(Data entries)
----

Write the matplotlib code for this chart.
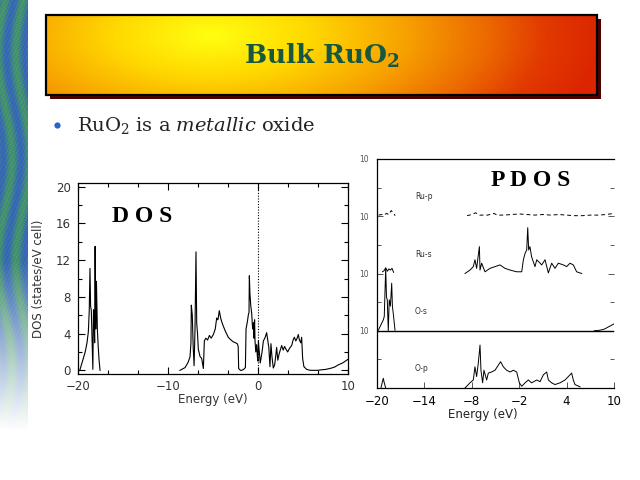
import numpy as np
import matplotlib
matplotlib.use('Agg')
import matplotlib.pyplot as plt
from matplotlib.colors import LinearSegmentedColormap
from matplotlib.patches import Rectangle
from matplotlib.ticker import MultipleLocator, FixedLocator, FixedFormatter

plt.rcParams['mathtext.fontset'] = 'dejavuserif'

# ---- total DOS (states/eV cell), NaN splits the line ----
dos_energy = [-19.8, -19.5, -19.2, -19.0, -18.85, -18.75, -18.67, -18.6, -18.52, -18.45, -18.35,
              -18.28, -18.22, -18.15, -18.1, -18.03, -17.95, -17.85, -17.75, -17.65, -17.55,
              np.nan,
              -8.67, -8.1, -7.75, -7.55, -7.45, -7.41, -7.3, -7.2, -7.1, -7.0, -6.89, -6.81, -6.72,
              -6.63, -6.44, -6.26, -6.07, -5.96, -5.8, -5.6, -5.4, -5.2, -4.96, -4.75, -4.59, -4.45,
              -4.3, -4.15, -4.0, -3.85, -3.6, -3.3, -3.0, -2.74, -2.5, -2.3, -2.2, -2.15, -1.95,
              -1.81, -1.6, -1.4, -1.33, -1.18, -1.08, -1.0, -0.96, -0.9, -0.8, -0.7, -0.6, -0.5,
              -0.44, -0.38, -0.33, -0.25, -0.15, -0.07, 0.0,
              0.04, 0.1, 0.25, 0.45, 0.6, 0.8, 0.96, 1.1, 1.2, 1.33, 1.44, 1.55, 1.7, 1.85, 2.0,
              2.07, 2.2, 2.35, 2.5, 2.63, 2.8, 2.95, 3.11, 3.3, 3.5, 3.74, 3.9, 4.04, 4.2, 4.35,
              4.48, 4.6, 4.75, 4.85, 4.96, 5.1, 5.41, 5.8, 6.15, 6.6, 7.0, 7.5, 8.0, 8.5, 8.93,
              9.4, 9.85, 10.0]
dos_total = [0.0, 1.0, 2.0, 3.0, 4.2, 6.5, 11.1, 7.0, 6.5, 4.0, 0.1,
             6.6, 6.3, 3.0, 13.5, 4.5, 9.7, 4.5, 2.5, 1.0, 0.0,
             np.nan,
             0.0, 0.3, 0.9, 1.5, 3.0, 7.1, 6.0, 2.5, 0.5, 4.5, 12.9, 5.1, 4.0,
             2.3, 1.5, 1.3, 0.2, 3.2, 3.5, 3.3, 3.8, 3.5, 3.9, 4.5, 5.7, 5.5,
             6.5, 5.7, 5.2, 4.8, 4.2, 3.6, 3.3, 3.1, 3.0, 2.9, 2.6, 0.2, 0.0,
             0.0, 0.1, 0.3, 4.5, 5.3, 6.0, 6.3, 10.3, 8.4, 7.0, 6.2, 4.5, 5.2,
             3.5, 5.5, 3.2, 2.0, 2.8, 1.5, 1.0,
             3.2, 2.5, 0.8, 2.0, 3.2, 3.6, 4.1, 3.2, 2.5, 0.4, 2.9, 1.5, 0.25, 0.6, 1.8,
             2.5, 1.1, 1.8, 2.3, 2.7, 2.2, 2.6, 2.3, 2.0, 2.4, 2.7, 3.3, 3.6, 3.2, 3.5,
             3.9, 3.3, 3.0, 3.6, 1.3, 0.4, 0.1, 0.0, 0.0, 0.0, 0.05, 0.1, 0.2, 0.35, 0.6,
             0.8, 1.1, 1.2]

# ---- projected DOS, one panel each (0-10 per panel) ----
rup_energy = [-19.8, -19.4, -19.1, -18.8, -18.5, -18.2, -17.9, -17.7, np.nan,
              -8.6, -8.0, -7.5, -7.0, -6.0, -5.2, -4.8, -4.0, -3.0, -2.0, -1.0, 0.0,
              1.0, 2.0, 3.0, 4.0, 5.0, 6.0, 7.0, 8.0, 9.0, 10.0]
rup_dos = [0.2, 0.3, 0.2, 0.5, 0.3, 1.0, 0.5, 0.1, np.nan,
           0.1, 0.3, 0.6, 0.2, 0.2, 0.5, 0.2, 0.2, 0.3, 0.4, 0.3, 0.2,
           0.3, 0.2, 0.3, 0.2, 0.1, 0.1, 0.2, 0.2, 0.3, 0.5]

rus_energy = [-19.3, -19.1, -18.9, -18.7, -18.5, -18.3, -18.1, -17.9, np.nan,
              -8.86, -8.23, -7.81, -7.6, -7.39, -7.04, -6.96, -6.75, -6.33, -5.7, -5.06,
              -4.43, -3.8, -3.16, -2.32, -1.68, -1.47, -1.26, -1.05, -0.92, -0.8, -0.64,
              -0.43, 0.0, 0.22, 0.85, 1.27, 1.69, 2.11, 2.53, 2.95, 3.59, 4.0, 4.43, 4.85,
              5.27, 5.9]
rus_dos = [0.3, 0.5, 1.0, 0.4, 0.8, 0.6, 0.9, 0.2, np.nan,
           0.0, 0.6, 1.2, 2.4, 0.9, 4.7, 0.6, 1.8, 0.3, 0.9, 1.2,
           1.5, 0.9, 0.6, 0.3, 0.3, 2.4, 3.5, 4.1, 8.0, 4.1, 4.7,
           2.9, 1.2, 2.4, 1.5, 2.4, 0.1, 1.8, 0.9, 1.8, 1.5, 1.2, 1.8, 1.5,
           0.3, 0.0]

os_energy = [-19.83, -19.2, -19.08, -18.9, -18.8, -18.7, -18.57, -18.45, -18.3, -18.14,
             -18.05, -17.9, -17.72, np.nan,
             7.5, 8.0, 8.4, 8.8, 9.2, 9.6, 10.0]
os_dos = [0.1, 1.9, 2.5, 10.9, 5.9, 5.4, 0.0, 5.4, 4.3, 8.3,
          4.3, 2.5, 0.1, np.nan,
          0.0, 0.05, 0.15, 0.3, 0.6, 0.9, 1.2]

op_energy = [-19.5, -19.3, -19.2, -19.1, -18.9, np.nan,
             -8.86, -8.23, -7.81, -7.6, -7.39, -7.18, -6.96, -6.84, -6.63, -6.46, -6.12,
             -5.91, -5.49, -5.06, -4.64, -4.35, -4.01, -3.59, -3.16, -2.74, -2.32, -1.98,
             -1.68, -1.26, -0.84, -0.43, 0.22, 0.64, 1.06, 1.48, 1.69, 2.11, 2.53, 3.16,
             3.8, 4.22, 4.64, 4.85, 5.06, 5.7]
op_dos = [0.0, 1.2, 1.7, 1.0, 0.0, np.nan,
          0.0, 0.9, 1.4, 3.7, 2.0, 4.3, 7.5, 3.1, 0.9, 3.1, 1.4,
          2.6, 2.8, 3.1, 4.0, 4.6, 3.7, 3.1, 2.8, 3.1, 2.8, 0.9,
          0.3, 0.9, 1.4, 0.9, 1.4, 1.1, 2.3, 2.8, 1.4, 0.9, 0.6, 0.9,
          1.4, 2.0, 2.6, 1.4, 0.6, 0.2]

pdos_names = ['O-p', 'O-s', 'Ru-s', 'Ru-p']
pdos_offsets = [0, 10, 20, 30]

W, H = 640, 480


def rect(l, t, r, b):
    return [l / W, 1 - b / H, (r - l) / W, (b - t) / H]


fig = plt.figure(figsize=(6.4, 4.8), dpi=100)
fig.patch.set_facecolor('white')

# slide background: textured stripe, title bar, bullet
bg = fig.add_axes([0, 0, 1, 1])
bg.set_xlim(0, W)
bg.set_ylim(H, 0)
bg.axis('off')

yy, xx = np.mgrid[0:440, 0:28].astype(float)
mix = (0.5 + 0.4 * np.sin(xx * 0.35 + 2.5 * np.sin(yy * 0.03))
       + 0.15 * np.sin(yy * 0.9 + xx * 1.7))
mix = np.clip(mix, 0, 1)[..., None]
blue = np.array([0.22, 0.42, 0.82])
green = np.array([0.30, 0.66, 0.42])
col = blue * (1 - mix) + green * mix
shade = (0.9 + 0.1 * np.sin(yy * 2.3 + xx * 0.8) * np.sin(xx * 1.9))[..., None]
col = np.clip(col * shade + 0.1 * (1 - shade), 0, 1)
fade = np.clip((430 - yy) / 170, 0, 1)[..., None]
stripe = 1 - (1 - col) * fade
bg.imshow(stripe, extent=(0, 28, 440, 0), aspect='auto', interpolation='bilinear', zorder=0)

bar_l, bar_t, bar_r, bar_b = 46, 15, 597, 95
bg.add_patch(Rectangle((bar_l + 4, bar_t + 4), bar_r - bar_l, bar_b - bar_t,
                       fc='#4e0000', ec='none', zorder=1))
uu, vv = np.meshgrid(np.linspace(0, 1, 400), np.linspace(0, 1, 60))
dist = np.sqrt(((uu - 0.3) / 0.55) ** 2 + ((vv - 0.25) / 1.6) ** 2)
fire = LinearSegmentedColormap.from_list(
    'fire', [(0.0, '#ffff10'), (0.25, '#ffd800'), (0.5, '#f7a000'),
             (0.7, '#ec6a00'), (0.85, '#e23a00'), (1.0, '#dc2400')])
bg.imshow(fire(np.clip(dist / 1.3, 0, 1)), extent=(bar_l, bar_r, bar_b, bar_t),
          aspect='auto', interpolation='bilinear', zorder=2)
bg.add_patch(Rectangle((bar_l, bar_t), bar_r - bar_l, bar_b - bar_t,
                       fill=False, ec='black', lw=1.6, zorder=3))
bg.text(322, 56, r'$\mathbf{Bulk\ RuO_2}$', fontsize=19, color='#17573f',
        ha='center', va='center', zorder=4)

bg.plot(57, 125, 'o', ms=4.5, color='#2a64c8', mec='none')
bg.text(77, 125, r'$\mathrm{RuO_2\ is\ a\ }\mathit{metallic}\mathrm{\ oxide}$',
        fontsize=14, color='#222222', ha='left', va='center')

label_font = dict(fontsize=8.5, color='#333333')

# ---- DOS panel ----
ax1 = fig.add_axes(rect(78, 183, 348, 374))
ax1.plot(dos_energy, dos_total, color='black', lw=0.8)
ax1.axvline(0, color='black', lw=0.8, ls=(0, (1, 1.5)))
ax1.set_xlim(-20, 10)
ax1.set_ylim(-0.4, 20.4)
ax1.xaxis.set_major_locator(FixedLocator([-20, -10, 0, 10]))
ax1.xaxis.set_minor_locator(MultipleLocator(10 / 3))
ax1.yaxis.set_major_locator(MultipleLocator(4))
ax1.yaxis.set_minor_locator(MultipleLocator(2))
ax1.tick_params(which='both', direction='in', top=True, right=True, width=0.8,
                labelsize=8.5, labelcolor='#333333')
ax1.tick_params(which='major', length=5)
ax1.tick_params(which='minor', length=3)
ax1.tick_params(axis='x', pad=4)
ax1.tick_params(axis='y', pad=5)
for s in ax1.spines.values():
    s.set_linewidth(0.9)
ax1.set_xlabel('Energy (eV)', **label_font)
ax1.set_ylabel('DOS (states/eV cell)', **label_font)
ax1.xaxis.set_label_coords(0.5, -0.1)
ax1.yaxis.set_label_coords(-0.125, 0.5)
ax1.text(-12.9, 16.8, 'D O S', fontsize=17, fontweight='bold',
         family='Liberation Serif', ha='center', va='center')

# ---- PDOS panel ----
ax2 = fig.add_axes(rect(377, 159, 614, 388))
curves = [(op_energy, op_dos, '-'), (os_energy, os_dos, '-'),
          (rus_energy, rus_dos, '-'), (rup_energy, rup_dos, (0, (4, 3)))]
for (e, d, ls), off, name in zip(curves, pdos_offsets, pdos_names):
    ax2.plot(e, np.array(d) + off, color='black', lw=0.7, ls=ls)
    ax2.text(-15.2, off + 3.4, name, fontsize=5.5, color='#333333', va='center')
ax2.axhline(10, color='black', lw=1.0)
ax2.set_xlim(-20, 10)
ax2.set_ylim(0, 40)
ax2.spines['right'].set_visible(False)
for s in ['left', 'top', 'bottom']:
    ax2.spines[s].set_linewidth(0.9)
ax2.xaxis.set_major_locator(FixedLocator([-20, -14, -8, -2, 4, 10]))
ax2.yaxis.set_major_locator(FixedLocator([10, 20, 30, 40]))
ax2.yaxis.set_major_formatter(FixedFormatter(['10', '10', '10', '10']))
ax2.yaxis.set_minor_locator(FixedLocator([5, 15, 25, 35]))
ax2.tick_params(which='both', direction='in', right=True, width=0.7, color='#555555')
ax2.tick_params(which='major', length=4)
ax2.tick_params(which='minor', length=3)
ax2.tick_params(axis='x', labelsize=8.5, labelcolor='black', pad=5)
ax2.tick_params(axis='y', labelsize=5.5, labelcolor='#555555', pad=6)
ax2.set_xlabel('Energy (eV)', fontsize=8.5, color='#222222')
ax2.xaxis.set_label_coords(0.447, -0.088)
ax2.text(-0.6, 36.2, 'P D O S', fontsize=17, fontweight='bold',
         family='Liberation Serif', ha='center', va='center')

fig.savefig('out.png', dpi=100, facecolor='white')
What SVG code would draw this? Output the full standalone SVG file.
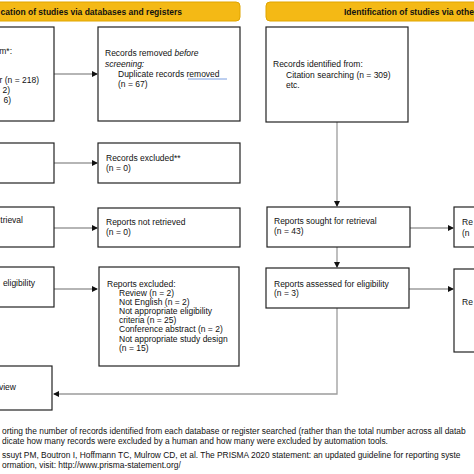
<svg xmlns="http://www.w3.org/2000/svg" width="474" height="474" viewBox="0 0 474 474">
<style>
.box{fill:#fff;stroke:#222;stroke-width:1.2}
.hdr{fill:#F4B915;stroke:#E0A500;stroke-width:1}
.t{font-family:"Liberation Sans",Arial,sans-serif;font-size:8.5px;fill:#111}
.h{font-family:"Liberation Sans",Arial,sans-serif;font-size:8.5px;font-weight:bold;fill:#111}
.f{font-family:"Liberation Sans",Arial,sans-serif;font-size:8.4px;fill:#111}
.c{fill:none;stroke:#9c9c9c;stroke-width:1.3}
</style>
<defs>
<marker id="ah" markerWidth="6" markerHeight="6" refX="5" refY="3" orient="auto" markerUnits="userSpaceOnUse">
<path d="M0,0 L6,3 L0,6 Z" fill="#111"/>
</marker>
</defs>
<rect width="474" height="474" fill="#fff"/>
<g id="header-left">
<rect class="hdr" x="-60" y="2" width="300" height="19" rx="4"/>
<text class="h" x="182" y="15" text-anchor="end">cation of studies via databases and registers</text>
</g>
<g id="header-right">
<rect class="hdr" x="266" y="2" width="260" height="19" rx="4"/>
<text class="h" x="344" y="15">Identification of studies via othe</text>
</g>
<g id="connectors">
<line class="c" x1="54" y1="74" x2="97" y2="74" marker-end="url(#ah)"/>
<line class="c" x1="54" y1="163" x2="97" y2="163" marker-end="url(#ah)"/>
<line class="c" x1="54" y1="228" x2="97" y2="228" marker-end="url(#ah)"/>
<line class="c" x1="54" y1="289" x2="97" y2="289" marker-end="url(#ah)"/>
<line class="c" x1="337" y1="122" x2="337" y2="206" marker-end="url(#ah)"/>
<line class="c" x1="410" y1="228" x2="453" y2="228" marker-end="url(#ah)"/>
<line class="c" x1="337" y1="247" x2="337" y2="267" marker-end="url(#ah)"/>
<line class="c" x1="409" y1="289" x2="453" y2="289" marker-end="url(#ah)"/>
<polyline class="c" points="337,308 337,394 54,394" marker-end="url(#ah)"/>
</g>
<g id="records-identified-db">
<rect class="box" x="-60" y="27" width="114" height="94"/>
<text class="t" x="12" y="54" text-anchor="end">m*:</text>
<text class="t" x="39" y="83" text-anchor="end">r (n = 218)</text>
<text class="t" x="10" y="93" text-anchor="end">2)</text>
<text class="t" x="11" y="103" text-anchor="end">6)</text>
</g>
<g id="records-removed">
<rect class="box" x="98" y="27" width="142" height="94"/>
<text class="t" x="105" y="56">Records removed <tspan font-style="italic">before</tspan></text>
<text class="t" x="105" y="67" font-style="italic">screening:</text>
<text class="t" x="118" y="77">Duplicate records removed</text>
<text class="t" x="118" y="87">(n = 67)</text>
<path d="M188,79 L227,79" stroke="#7a9ee0" stroke-width="1" fill="none"/>
</g>
<g id="records-screened">
<rect class="box" x="-60" y="143" width="114" height="40"/>
</g>
<g id="records-excluded">
<rect class="box" x="98" y="143" width="142" height="40"/>
<text class="t" x="106" y="161">Records excluded**</text>
<text class="t" x="106" y="171">(n = 0)</text>
</g>
<g id="reports-sought-db">
<rect class="box" x="-60" y="207" width="114" height="40"/>
<text class="t" x="23" y="223" text-anchor="end">trieval</text>
</g>
<g id="reports-not-retrieved-db">
<rect class="box" x="98" y="208" width="142" height="39"/>
<text class="t" x="106" y="225">Reports not retrieved</text>
<text class="t" x="106" y="235">(n = 0)</text>
</g>
<g id="reports-assessed-db">
<rect class="box" x="-60" y="267" width="114" height="40"/>
<text class="t" x="35" y="286" text-anchor="end">eligibility</text>
</g>
<g id="reports-excluded-db">
<rect class="box" x="99" y="267" width="140" height="99"/>
<text class="t" x="107" y="287">Reports excluded:</text>
<text class="t" x="119" y="296">Review (n = 2)</text>
<text class="t" x="119" y="305">Not English (n = 2)</text>
<text class="t" x="119" y="314">Not appropriate eligibility</text>
<text class="t" x="119" y="323">criteria (n = 25)</text>
<text class="t" x="119" y="332">Conference abstract (n = 2)</text>
<text class="t" x="119" y="342">Not appropriate study design</text>
<text class="t" x="119" y="351">(n = 15)</text>
</g>
<g id="included">
<rect class="box" x="-60" y="366" width="112" height="44"/>
<text class="t" x="16" y="390" text-anchor="end">view</text>
</g>
<g id="records-identified-other">
<rect class="box" x="266" y="27" width="142" height="95"/>
<text class="t" x="273" y="67">Records identified from:</text>
<text class="t" x="286" y="78">Citation searching (n = 309)</text>
<text class="t" x="286" y="88">etc.</text>
</g>
<g id="reports-sought-other">
<rect class="box" x="267" y="207" width="143" height="40"/>
<text class="t" x="274" y="224">Reports sought for retrieval</text>
<text class="t" x="274" y="234">(n = 43)</text>
</g>
<g id="reports-not-retrieved-other">
<rect class="box" x="454" y="207" width="80" height="40"/>
<text class="t" x="462" y="225">Re</text>
<text class="t" x="462" y="236">(n</text>
</g>
<g id="reports-assessed-other">
<rect class="box" x="266" y="268" width="143" height="40"/>
<text class="t" x="274" y="287">Reports assessed for eligibility</text>
<text class="t" x="274" y="296">(n = 3)</text>
</g>
<g id="reports-excluded-other">
<rect class="box" x="454" y="269" width="80" height="83"/>
<text class="t" x="462" y="305">Re</text>
</g>
<g id="footnotes">
<text class="f" x="2" y="434">orting the number of records identified from each database or register searched (rather than the total number across all datab</text>
<text class="f" x="2" y="444">dicate how many records were excluded by a human and how many were excluded by automation tools.</text>
<text class="f" x="2" y="458">ssuyt PM, Boutron I, Hoffmann TC, Mulrow CD, et al. The PRISMA 2020 statement: an updated guideline for reporting syste</text>
<text class="f" x="2" y="468">ormation, visit: http://www.prisma-statement.org/</text>
</g>
</svg>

----

| What is asked |
Begin at the top of the material above and output each line exactly, stopping after the line that holds "plt.rcParams['mathtext.fontset'] = 'dejavuserif'". Leave out pictures.

| Task solution |
Write the matplotlib code for this chart.
import numpy as np
import matplotlib
matplotlib.use('Agg')
import matplotlib.pyplot as plt
from matplotlib.colors import LinearSegmentedColormap
from matplotlib.patches import Rectangle
from matplotlib.ticker import MultipleLocator, FixedLocator, FixedFormatter

plt.rcParams['mathtext.fontset'] = 'dejavuserif'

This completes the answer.